Sunday, December 07, 2008

Speaking of Tim...

...he's the one who tipped me to this AP report:
Workers laid off from their jobs at a Chicago factory have occupied the building and are demanding assurances they'll get severance and vacation pay that they say they are owed.

About 200 employees of Republic Windows and Doors began staging the sit-in in shifts this week after learning the plant was closing Friday.
The New York Times adds that the workers are calling the sit-in a “peaceful occupation” and have no plans to leave. They said
they were notified Tuesday that the plant, more than four decades old, would close Friday. They said they were given insufficient notice and were never paid for vacation days or severance. ...

“They’re staying because the fact is that these workers feel they have nothing to lose at this point,” said Leah Fried, an organizer for the United Electrical, Radio and Machine Workers of America Local 1110, who said groups of 30 were occupying the plant in shifts. “Telling them they have three days before they are out on the street, penniless, is outrageous.” ...

The Chicago police said they were monitoring the situation but had no reason to remove the workers. “We haven’t got any reports of a criminal nature at this time,” a police spokesman said.
The workers even got some support from a surprising but still noteworthy place, according to the Chicago Sun-Times.
President-elect Barack Obama put himself on the side of the workers at the Republic Windows and Doors factory Sunday:

“When it comes to the situation here in Chicago with the workers who are asking for their benefits and payments they have earned, I think they are absolutely right,” Obama said Sunday at a news conference announcing his new Veterans Affairs director. “What’s happening to them is reflective of what’s happening across this economy.
(Link via Raw Story.)

Neither AP nor the Times could reach representatives of the company for comment, which, all things considered, may not be surprising.

The thing is, I can't describe just how mixed my feeling are about this. I'm distressed at the prospect of these people out of work. I'm angry at the management for giving them so little notice (in fact, that may have been illegal), possibly to protect their own interests (although fairness requires me to say that we don't actually know that). I'm depressed about and fearful for an economy in which scenes of closed businesses are very likely to become a common occurrence.

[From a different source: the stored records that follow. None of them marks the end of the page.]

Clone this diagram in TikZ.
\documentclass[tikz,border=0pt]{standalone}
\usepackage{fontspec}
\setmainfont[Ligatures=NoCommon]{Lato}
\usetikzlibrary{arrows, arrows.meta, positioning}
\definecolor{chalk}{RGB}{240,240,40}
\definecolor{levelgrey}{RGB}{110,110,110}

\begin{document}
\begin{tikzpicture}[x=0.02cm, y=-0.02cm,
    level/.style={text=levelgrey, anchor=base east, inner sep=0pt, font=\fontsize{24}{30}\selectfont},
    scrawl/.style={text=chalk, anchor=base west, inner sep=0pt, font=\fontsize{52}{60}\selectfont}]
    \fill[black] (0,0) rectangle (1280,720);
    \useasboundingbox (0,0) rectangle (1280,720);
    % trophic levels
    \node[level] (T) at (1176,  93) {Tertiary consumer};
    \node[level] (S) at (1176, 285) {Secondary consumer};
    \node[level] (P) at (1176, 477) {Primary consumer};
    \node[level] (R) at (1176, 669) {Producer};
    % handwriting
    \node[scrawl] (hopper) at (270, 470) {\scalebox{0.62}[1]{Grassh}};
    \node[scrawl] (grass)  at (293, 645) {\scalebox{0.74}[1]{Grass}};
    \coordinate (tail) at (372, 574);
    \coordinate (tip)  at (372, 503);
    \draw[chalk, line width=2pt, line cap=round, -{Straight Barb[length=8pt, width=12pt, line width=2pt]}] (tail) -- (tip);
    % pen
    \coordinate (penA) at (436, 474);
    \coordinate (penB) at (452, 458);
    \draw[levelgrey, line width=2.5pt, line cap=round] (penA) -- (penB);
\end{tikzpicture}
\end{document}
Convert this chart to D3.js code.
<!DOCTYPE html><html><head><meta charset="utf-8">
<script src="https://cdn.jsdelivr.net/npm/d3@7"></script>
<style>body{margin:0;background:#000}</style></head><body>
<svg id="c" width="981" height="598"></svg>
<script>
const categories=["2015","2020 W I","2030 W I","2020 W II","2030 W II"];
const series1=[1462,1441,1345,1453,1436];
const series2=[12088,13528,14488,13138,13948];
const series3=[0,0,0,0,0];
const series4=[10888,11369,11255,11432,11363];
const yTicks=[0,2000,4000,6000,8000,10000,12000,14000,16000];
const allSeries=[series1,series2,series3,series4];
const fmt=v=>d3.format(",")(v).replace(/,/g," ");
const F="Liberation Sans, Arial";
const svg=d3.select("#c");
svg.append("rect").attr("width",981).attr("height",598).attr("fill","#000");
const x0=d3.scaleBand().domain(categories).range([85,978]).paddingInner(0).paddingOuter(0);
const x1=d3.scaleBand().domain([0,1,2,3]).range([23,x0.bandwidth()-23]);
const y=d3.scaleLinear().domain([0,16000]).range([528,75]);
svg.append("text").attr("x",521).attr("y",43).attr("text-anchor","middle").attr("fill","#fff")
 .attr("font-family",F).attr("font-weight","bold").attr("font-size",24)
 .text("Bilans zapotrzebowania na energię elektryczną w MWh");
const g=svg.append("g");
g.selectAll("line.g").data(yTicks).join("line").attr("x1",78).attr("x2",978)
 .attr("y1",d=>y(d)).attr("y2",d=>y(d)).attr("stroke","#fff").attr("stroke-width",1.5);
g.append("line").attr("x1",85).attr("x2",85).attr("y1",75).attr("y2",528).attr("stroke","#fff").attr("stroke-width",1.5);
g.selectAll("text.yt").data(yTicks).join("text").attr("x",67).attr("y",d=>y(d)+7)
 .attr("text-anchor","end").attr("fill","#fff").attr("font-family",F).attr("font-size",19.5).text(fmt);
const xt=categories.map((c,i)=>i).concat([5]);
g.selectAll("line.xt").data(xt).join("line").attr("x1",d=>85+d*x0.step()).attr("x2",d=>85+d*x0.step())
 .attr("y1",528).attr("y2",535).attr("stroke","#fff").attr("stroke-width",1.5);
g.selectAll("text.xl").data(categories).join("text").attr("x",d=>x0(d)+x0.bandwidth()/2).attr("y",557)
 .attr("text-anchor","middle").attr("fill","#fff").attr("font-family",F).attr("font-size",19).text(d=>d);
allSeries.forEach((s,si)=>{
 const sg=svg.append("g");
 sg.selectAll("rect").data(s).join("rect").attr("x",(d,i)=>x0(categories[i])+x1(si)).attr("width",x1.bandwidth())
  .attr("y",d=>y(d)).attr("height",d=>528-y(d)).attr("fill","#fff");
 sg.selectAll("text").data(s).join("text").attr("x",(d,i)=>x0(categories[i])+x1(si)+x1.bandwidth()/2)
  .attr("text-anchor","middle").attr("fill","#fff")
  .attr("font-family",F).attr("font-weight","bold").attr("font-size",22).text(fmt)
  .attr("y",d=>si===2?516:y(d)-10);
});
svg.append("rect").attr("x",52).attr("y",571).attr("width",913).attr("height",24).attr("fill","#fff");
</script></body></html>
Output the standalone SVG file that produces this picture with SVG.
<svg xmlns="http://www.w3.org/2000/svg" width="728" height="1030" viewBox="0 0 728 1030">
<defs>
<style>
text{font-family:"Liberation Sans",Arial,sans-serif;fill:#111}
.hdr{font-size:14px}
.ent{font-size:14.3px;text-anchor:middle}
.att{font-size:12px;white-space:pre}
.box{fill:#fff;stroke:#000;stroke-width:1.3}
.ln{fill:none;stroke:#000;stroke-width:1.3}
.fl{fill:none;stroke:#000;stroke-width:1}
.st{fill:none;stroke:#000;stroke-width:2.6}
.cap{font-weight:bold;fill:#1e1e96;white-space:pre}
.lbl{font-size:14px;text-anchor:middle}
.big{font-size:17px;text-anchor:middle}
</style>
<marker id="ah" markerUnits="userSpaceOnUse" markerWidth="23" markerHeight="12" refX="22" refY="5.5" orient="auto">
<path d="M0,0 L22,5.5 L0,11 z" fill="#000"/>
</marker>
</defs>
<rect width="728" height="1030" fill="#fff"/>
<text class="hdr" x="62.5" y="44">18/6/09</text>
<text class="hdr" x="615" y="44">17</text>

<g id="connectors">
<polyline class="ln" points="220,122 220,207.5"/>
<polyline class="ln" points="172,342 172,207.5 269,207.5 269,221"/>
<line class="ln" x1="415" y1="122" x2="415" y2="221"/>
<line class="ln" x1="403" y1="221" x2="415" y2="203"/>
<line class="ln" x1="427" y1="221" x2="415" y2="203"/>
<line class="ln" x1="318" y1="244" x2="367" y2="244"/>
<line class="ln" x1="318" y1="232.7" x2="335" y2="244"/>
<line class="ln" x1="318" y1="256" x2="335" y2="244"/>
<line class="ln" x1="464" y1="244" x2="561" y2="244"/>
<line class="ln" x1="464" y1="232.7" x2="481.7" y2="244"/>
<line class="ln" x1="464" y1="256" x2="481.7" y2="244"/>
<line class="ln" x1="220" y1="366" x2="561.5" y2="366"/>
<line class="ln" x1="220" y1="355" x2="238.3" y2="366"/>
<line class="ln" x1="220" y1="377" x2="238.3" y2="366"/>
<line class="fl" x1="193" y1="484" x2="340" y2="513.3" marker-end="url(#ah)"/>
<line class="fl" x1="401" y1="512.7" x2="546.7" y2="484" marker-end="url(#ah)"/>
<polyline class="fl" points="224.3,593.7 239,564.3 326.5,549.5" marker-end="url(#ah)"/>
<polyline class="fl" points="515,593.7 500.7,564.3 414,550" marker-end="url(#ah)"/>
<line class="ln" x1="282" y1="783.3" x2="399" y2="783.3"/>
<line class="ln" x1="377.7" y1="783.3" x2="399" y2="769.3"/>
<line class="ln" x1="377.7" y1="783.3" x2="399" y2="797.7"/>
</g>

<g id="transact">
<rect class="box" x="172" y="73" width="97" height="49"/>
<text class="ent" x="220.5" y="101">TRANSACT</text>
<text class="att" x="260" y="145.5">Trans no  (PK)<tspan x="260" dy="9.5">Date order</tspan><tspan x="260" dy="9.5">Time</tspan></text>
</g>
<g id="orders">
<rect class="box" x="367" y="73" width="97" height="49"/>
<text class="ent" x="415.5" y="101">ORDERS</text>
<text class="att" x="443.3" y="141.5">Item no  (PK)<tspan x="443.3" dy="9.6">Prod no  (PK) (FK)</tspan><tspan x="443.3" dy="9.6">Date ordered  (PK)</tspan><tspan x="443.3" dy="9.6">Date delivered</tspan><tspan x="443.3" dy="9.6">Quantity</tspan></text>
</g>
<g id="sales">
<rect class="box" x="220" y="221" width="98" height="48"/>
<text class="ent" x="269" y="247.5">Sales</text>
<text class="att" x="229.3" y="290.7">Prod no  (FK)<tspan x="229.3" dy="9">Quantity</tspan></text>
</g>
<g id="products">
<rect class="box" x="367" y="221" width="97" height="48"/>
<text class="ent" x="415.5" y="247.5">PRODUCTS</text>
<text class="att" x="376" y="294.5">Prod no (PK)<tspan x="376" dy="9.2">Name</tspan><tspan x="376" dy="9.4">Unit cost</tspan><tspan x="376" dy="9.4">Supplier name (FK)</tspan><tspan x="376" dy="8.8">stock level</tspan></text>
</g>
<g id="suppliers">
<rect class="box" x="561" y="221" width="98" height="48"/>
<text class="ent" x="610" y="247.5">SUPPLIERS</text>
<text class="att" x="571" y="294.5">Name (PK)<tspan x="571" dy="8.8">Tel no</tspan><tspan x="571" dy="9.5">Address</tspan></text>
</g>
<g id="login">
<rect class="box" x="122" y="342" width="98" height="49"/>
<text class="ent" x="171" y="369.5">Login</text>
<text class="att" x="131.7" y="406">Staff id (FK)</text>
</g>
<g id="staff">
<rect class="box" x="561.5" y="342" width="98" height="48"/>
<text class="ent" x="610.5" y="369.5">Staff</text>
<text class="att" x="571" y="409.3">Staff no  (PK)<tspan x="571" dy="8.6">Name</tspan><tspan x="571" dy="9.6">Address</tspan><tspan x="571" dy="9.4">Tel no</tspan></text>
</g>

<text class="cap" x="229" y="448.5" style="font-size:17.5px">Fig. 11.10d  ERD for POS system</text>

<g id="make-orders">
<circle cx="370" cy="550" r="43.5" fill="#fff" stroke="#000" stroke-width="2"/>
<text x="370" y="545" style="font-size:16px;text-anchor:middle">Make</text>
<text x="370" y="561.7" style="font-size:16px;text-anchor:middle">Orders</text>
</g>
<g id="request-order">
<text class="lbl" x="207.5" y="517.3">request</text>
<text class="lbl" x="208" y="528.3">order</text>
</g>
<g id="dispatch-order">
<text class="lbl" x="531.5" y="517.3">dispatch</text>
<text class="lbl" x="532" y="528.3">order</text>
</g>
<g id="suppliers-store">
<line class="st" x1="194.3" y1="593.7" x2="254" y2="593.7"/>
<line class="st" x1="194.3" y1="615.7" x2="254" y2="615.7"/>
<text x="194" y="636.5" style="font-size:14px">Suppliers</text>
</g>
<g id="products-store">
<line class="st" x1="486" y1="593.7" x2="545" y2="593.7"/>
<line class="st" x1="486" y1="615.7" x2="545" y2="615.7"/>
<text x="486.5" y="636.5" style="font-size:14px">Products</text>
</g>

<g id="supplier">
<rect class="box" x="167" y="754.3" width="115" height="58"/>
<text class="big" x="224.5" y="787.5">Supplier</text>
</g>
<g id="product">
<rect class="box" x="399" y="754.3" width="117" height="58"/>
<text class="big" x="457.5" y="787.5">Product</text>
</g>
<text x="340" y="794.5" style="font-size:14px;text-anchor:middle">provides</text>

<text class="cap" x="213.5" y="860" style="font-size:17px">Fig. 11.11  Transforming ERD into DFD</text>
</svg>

But dammit, I am so excited and so encouraged by the fact that some workers are just! fed! up! Fed up enough to stage an old-fashioned sit-in. I don't know how far this will get or even that it will accomplish anything in the short run - the famous occupation of the GM plant in Flint, Michigan in 1936-37 that helped to build the labor movement was against a company that wanted to continue operating, not that intended to shut down - but simply the fact that they are pissed off enough, are at the point of feeling they have nothing to lose, to do this, is just... it makes me feel "dammit, yes! And I hope to see a whole lot more, because that kind of anger is exactly what we need."

Footnote: I had though of linking to a video of Peter Finch's famous "mad as hell" monologue as Howard Beale in Network, but on reflecting that the whole idea there was that the public anger was being channeled and manipulated in ways that were to the benefit of the network, which is pretty much the opposite of what I wanted to express here, I decided it wasn't truly appropriate.